## REQUIRED TASK
Omit the images, then output each of the records below exactly.

++++ LISTED RECORDS

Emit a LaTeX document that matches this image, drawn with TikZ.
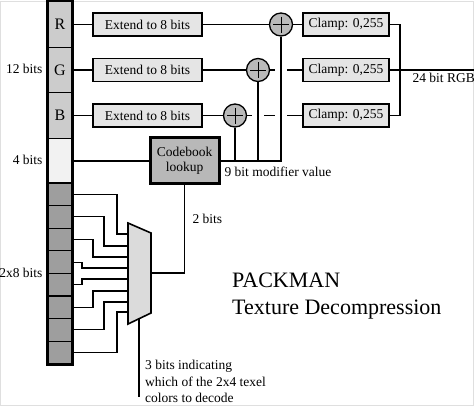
\documentclass[tikz,border=0pt]{standalone}
\usepackage{fontspec}
\setmainfont{Liberation Serif}
\usetikzlibrary{calc}

\definecolor{cellgray}{gray}{0.80}
\definecolor{palegray}{gray}{0.95}
\definecolor{darkcell}{gray}{0.62}
\definecolor{boxgray}{gray}{0.90}
\definecolor{addgray}{gray}{0.73}
\definecolor{lookgray}{gray}{0.72}
\definecolor{muxgray}{gray}{0.86}

\begin{document}
\begin{tikzpicture}[x=1pt, y=-1pt, font=\fontsize{13.5}{16.5}\selectfont,
  cell/.style={draw, line width=1.2pt, minimum width=24pt, inner sep=0pt, font=\fontsize{16}{18}\selectfont},
  extbox/.style={draw, line width=1.6pt, fill=boxgray, minimum width=109pt, minimum height=23pt, inner sep=0pt},
  clampbox/.style={extbox, minimum width=86pt},
  adder/.style={circle, draw, line width=1.3pt, fill=addgray, minimum size=23pt, inner sep=0pt,
    path picture={\draw[line width=0.7pt]
      ($(path picture bounding box.center)+(-8,0)$) -- ++(16,0)
      ($(path picture bounding box.center)+(0,-8)$) -- ++(0,16);}},
  wire/.style={line width=1.6pt},
  thinwire/.style={line width=1.1pt}]
  \useasboundingbox (0,0) rectangle (474,408);
  \draw[gray!25] (0.5,1) rectangle (473.5,405);

  % 12 bit base colour and 4 bit table index
  \foreach \name / \txt / \ycord / \h / \col in {
    r/R/24.5/46/cellgray,
    g/G/70/45/cellgray,
    b/B/115.5/46/cellgray,
    m/{}/160.75/44.5/palegray}{
    \node[cell, fill=\col, minimum height=\h] (\name) at (60, \ycord) {\txt};
  }

  % 2x8 bit index cells
  \foreach \k in {1,...,8}{
    \node[cell, fill=darkcell, minimum height=22.6] (d\k) at (60, {183+22.6*(\k-0.5)}) {};
  }
  \draw[line width=3pt] (r.north west) rectangle (d8.south east);

  \node[anchor=east] (lbl12) at (46, 69) {12 bits};
  \node[anchor=east] (lbl4) at (46, 160) {4 bits};
  \node[anchor=east] (lbl16) at (46, 273) {2x8 bits};

  % codebook
  \node[draw, line width=3pt, fill=lookgray, minimum width=69pt, minimum height=46pt,
    inner sep=0pt, align=center, font=\fontsize{13.5}{15.5}\selectfont] (lookup) at (184.5, 160.75) {Codebook\\lookup};
  \draw[wire] (m) -- (lookup);

  % colour channels
  \foreach \c / \ycord / \ax in {r/24.5/281, g/70/258, b/115.5/235}{
    \node[extbox] (e\c) at (147.5, \ycord) {Extend to 8 bits};
    \node[adder] (a\c) at (\ax, \ycord) {};
    \node[clampbox] (c\c) at (346, \ycord) {Clamp: 0,255};
    \draw[wire] (\c) -- (e\c) -- (a\c) -- (c\c);
  }

  % modifier value to the adders
  \foreach \v / \h in {ar/cg, ar/cb, ag/cb}{
    \fill[white] ($(\v |- \h)+(-6,-2)$) rectangle ++(12,4);
  }
  \coordinate (modr) at (ar |- lookup.east);
  \draw[wire] (lookup) -- (modr) -- (ar);
  \draw[wire] (ag) -- (ag |- modr);
  \draw[wire] (ab) -- (ab |- modr);
  \node[anchor=west] (lblmod) at (221, 172) {9 bit modifier value};

  % output
  \coordinate (bus) at (400, 70);
  \coordinate (rgbout) at (474, 70);
  \draw[wire] (cr.east) -| (bus) |- (cb.east);
  \draw[wire] (cg) -- (rgbout);
  \node[anchor=west] (lblrgb) at (409, 78) {24 bit RGB};

  % multiplexer
  \draw[wire, fill=muxgray] (128,223) -- (151,233) -- (151,313) -- (128,324) -- cycle;
  \coordinate (muxout) at (151, 273);
  \coordinate (sel) at (139, 318.5);
  \coordinate (selend) at (139, 397);
  \draw[wire] (muxout) -| (lookup.south);
  \draw[wire] (sel) -- (selend);
  \node[anchor=west] (lbl2) at (189, 219) {2 bits};

  \foreach \k / \bx / \iy in {
    1/117/234, 2/104/246, 3/93/257, 4/82/268,
    5/82/279, 6/93/291, 7/104/302, 8/117/312}{
    \coordinate (in\k) at (128, \iy);
    \draw[thinwire] (d\k.east) -| (\bx, \iy) -- (in\k);
  }

  \node[anchor=west, align=left, inner sep=0pt] (lblsel) at (145, 381.5) {3 bits indicating\\which of the 2x4 texel\\colors to decode};

  % title
  \node[anchor=west, align=left, inner sep=0pt, font=\fontsize{22}{27}\selectfont] (title) at (232, 296.5) {PACKMAN\\Texture Decompression};
\end{tikzpicture}
\end{document}
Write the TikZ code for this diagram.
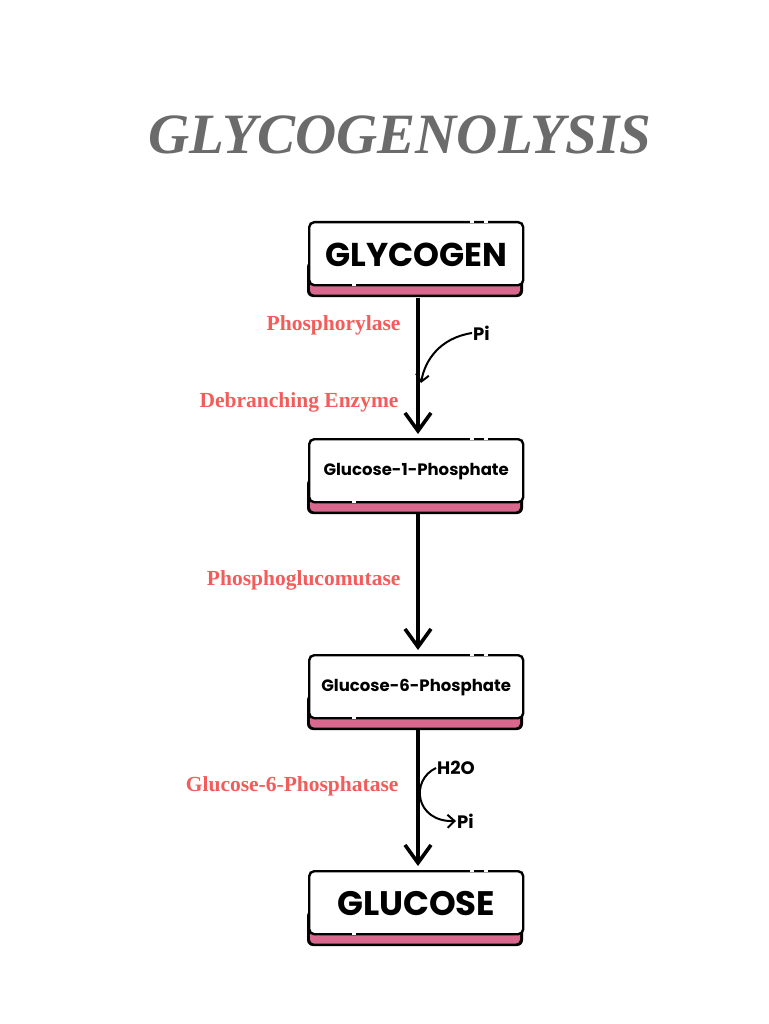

++++++++

## WRITTEN RESPONSE
Emit a LaTeX document that matches this image, drawn with TikZ.
\documentclass[tikz,border=0pt]{standalone}
\usepackage{fontspec}
\setmainfont{Liberation Serif}
\usetikzlibrary{calc}

\definecolor{cellgray}{gray}{0.80}
\definecolor{palegray}{gray}{0.95}
\definecolor{darkcell}{gray}{0.62}
\definecolor{boxgray}{gray}{0.90}
\definecolor{addgray}{gray}{0.73}
\definecolor{lookgray}{gray}{0.72}
\definecolor{muxgray}{gray}{0.86}

\begin{document}
\begin{tikzpicture}[x=1pt, y=-1pt, font=\fontsize{13.5}{16.5}\selectfont,
  cell/.style={draw, line width=1.2pt, minimum width=24pt, inner sep=0pt, font=\fontsize{16}{18}\selectfont},
  extbox/.style={draw, line width=1.6pt, fill=boxgray, minimum width=109pt, minimum height=23pt, inner sep=0pt},
  clampbox/.style={extbox, minimum width=86pt},
  adder/.style={circle, draw, line width=1.3pt, fill=addgray, minimum size=23pt, inner sep=0pt,
    path picture={\draw[line width=0.7pt]
      ($(path picture bounding box.center)+(-8,0)$) -- ++(16,0)
      ($(path picture bounding box.center)+(0,-8)$) -- ++(0,16);}},
  wire/.style={line width=1.6pt},
  thinwire/.style={line width=1.1pt}]
  \useasboundingbox (0,0) rectangle (474,408);
  \draw[gray!25] (0.5,1) rectangle (473.5,405);

  % 12 bit base colour and 4 bit table index
  \foreach \name / \txt / \ycord / \h / \col in {
    r/R/24.5/46/cellgray,
    g/G/70/45/cellgray,
    b/B/115.5/46/cellgray,
    m/{}/160.75/44.5/palegray}{
    \node[cell, fill=\col, minimum height=\h] (\name) at (60, \ycord) {\txt};
  }

  % 2x8 bit index cells
  \foreach \k in {1,...,8}{
    \node[cell, fill=darkcell, minimum height=22.6] (d\k) at (60, {183+22.6*(\k-0.5)}) {};
  }
  \draw[line width=3pt] (r.north west) rectangle (d8.south east);

  \node[anchor=east] (lbl12) at (46, 69) {12 bits};
  \node[anchor=east] (lbl4) at (46, 160) {4 bits};
  \node[anchor=east] (lbl16) at (46, 273) {2x8 bits};

  % codebook
  \node[draw, line width=3pt, fill=lookgray, minimum width=69pt, minimum height=46pt,
    inner sep=0pt, align=center, font=\fontsize{13.5}{15.5}\selectfont] (lookup) at (184.5, 160.75) {Codebook\\lookup};
  \draw[wire] (m) -- (lookup);

  % colour channels
  \foreach \c / \ycord / \ax in {r/24.5/281, g/70/258, b/115.5/235}{
    \node[extbox] (e\c) at (147.5, \ycord) {Extend to 8 bits};
    \node[adder] (a\c) at (\ax, \ycord) {};
    \node[clampbox] (c\c) at (346, \ycord) {Clamp: 0,255};
    \draw[wire] (\c) -- (e\c) -- (a\c) -- (c\c);
  }

  % modifier value to the adders
  \foreach \v / \h in {ar/cg, ar/cb, ag/cb}{
    \fill[white] ($(\v |- \h)+(-6,-2)$) rectangle ++(12,4);
  }
  \coordinate (modr) at (ar |- lookup.east);
  \draw[wire] (lookup) -- (modr) -- (ar);
  \draw[wire] (ag) -- (ag |- modr);
  \draw[wire] (ab) -- (ab |- modr);
  \node[anchor=west] (lblmod) at (221, 172) {9 bit modifier value};

  % output
  \coordinate (bus) at (400, 70);
  \coordinate (rgbout) at (474, 70);
  \draw[wire] (cr.east) -| (bus) |- (cb.east);
  \draw[wire] (cg) -- (rgbout);
  \node[anchor=west] (lblrgb) at (409, 78) {24 bit RGB};

  % multiplexer
  \draw[wire, fill=muxgray] (128,223) -- (151,233) -- (151,313) -- (128,324) -- cycle;
  \coordinate (muxout) at (151, 273);
  \coordinate (sel) at (139, 318.5);
  \coordinate (selend) at (139, 397);
  \draw[wire] (muxout) -| (lookup.south);
  \draw[wire] (sel) -- (selend);
  \node[anchor=west] (lbl2) at (189, 219) {2 bits};

  \foreach \k / \bx / \iy in {
    1/117/234, 2/104/246, 3/93/257, 4/82/268,
    5/82/279, 6/93/291, 7/104/302, 8/117/312}{
    \coordinate (in\k) at (128, \iy);
    \draw[thinwire] (d\k.east) -| (\bx, \iy) -- (in\k);
  }

  \node[anchor=west, align=left, inner sep=0pt] (lblsel) at (145, 381.5) {3 bits indicating\\which of the 2x4 texel\\colors to decode};

  % title
  \node[anchor=west, align=left, inner sep=0pt, font=\fontsize{22}{27}\selectfont] (title) at (232, 296.5) {PACKMAN\\Texture Decompression};
\end{tikzpicture}
\end{document}
Write the TikZ code for this diagram.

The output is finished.